Police must have a legal basis to request or conduct tests for cannabis impairment. Reasonable suspicion is the initial threshold, allowing officers to initiate a traffic stop or further investigation. This suspicion can arise from observations such as erratic driving, the odor of cannabis, or physical signs of impairment like red eyes or slowed responses.
If reasonable suspicion escalates to probable cause, police may then have grounds for an arrest, which can lead to chemical testing. Probable cause means there are sufficient facts to believe a crime has been committed, such as driving under the influence. Implied consent laws, particularly for drivers, often mandate chemical testing under specific circumstances, typically after an arrest for suspected impaired driving. Refusal to submit to such tests under implied consent laws can carry significant consequences, even if no impairment is proven.
The Fourth Amendment protects individuals from unreasonable searches and seizures, applying to chemical tests for cannabis. Generally, probable cause or a warrant is required for involuntary blood draws. However, voluntary consent can bypass the warrant requirement.
Refusing a chemical test, especially under implied consent laws, can lead to immediate penalties such as driver’s license suspension, even if a DUI conviction does not occur.

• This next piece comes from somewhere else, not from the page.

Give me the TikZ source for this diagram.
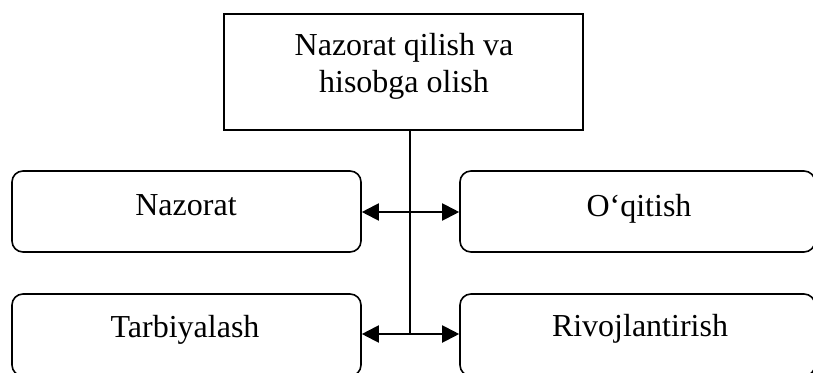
\documentclass[tikz,border=0pt]{standalone}
\usepackage{fontspec}
\setmainfont{Liberation Serif}
\usetikzlibrary{arrows.meta}
\begin{document}
\begin{tikzpicture}[x=1pt,y=-1pt,
  rbox/.style={draw, line width=1.6pt, rounded corners=11pt, inner sep=0pt},
  lbox/.style={rbox, minimum width=349pt},
  rtbox/.style={rbox, minimum width=355pt},
  tbox/.style={draw, line width=1.5pt, minimum width=359pt, minimum height=116pt, inner sep=0pt},
  lbl/.style={anchor=base, inner sep=0pt, font=\fontsize{32}{37}\selectfont},
  conn/.style={line width=1.5pt},
  dbl/.style={line width=2pt, {Triangle[length=17pt,width=17pt]}-{Triangle[length=17pt,width=17pt]}}]
\clip (0,0) rectangle (813,372);
% boxes
\node[tbox] (top) at (403.5,72) {};
\node[lbox, minimum height=81pt] (naz) at (186.5,211.5) {};
\node[rtbox, minimum height=81pt] (oqi) at (637.5,211.5) {};
\node[lbox, minimum height=82pt] (tar) at (186.5,335) {};
\node[rtbox, minimum height=82pt] (riv) at (637.5,335) {};
% texts
\node[lbl] (t1) at (404,55) {Nazorat qilish va};
\node[lbl] (t2) at (404,92) {hisobga olish};
\node[lbl] (tnaz) at (186,215) {Nazorat};
\node[lbl] (toqi) at (639,216) {O‘qitish};
\node[lbl] (ttar) at (185,337) {Tarbiyalash};
\node[lbl] (triv) at (640,336) {Rivojlantirish};
% connectors
\coordinate (j1) at (410,212);
\coordinate (j2) at (410,334);
\draw[conn] (top.south -| j2) -- (j2);
\draw[dbl] (naz.east |- j1) -- (oqi.west |- j1);
\draw[dbl] (tar.east |- j2) -- (riv.west |- j2);
\end{tikzpicture}
\end{document}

For instance, a first refusal can result in a one-year license suspension. The admissibility of test results in court can be challenged, particularly given the scientific debate over the correlation between THC levels and actual impairment.
A positive test for cannabis, especially when combined with other evidence of impairment, can lead to immediate legal repercussions. This can include arrest and charges for driving under the influence (DUI) or driving while intoxicated (DWI). Penalties for a first offense typically include jail time, fines, and license suspension.
For example, a first-time conviction can result in 96 hours to 6 months in county jail, fines ranging from $390 to $1,000, and a 6-month driver’s license suspension. Offenders may also face mandatory DUI education programs, probation, and increased insurance rates. Subsequent offenses typically carry harsher penalties, including longer jail sentences, higher fines, and extended license suspensions.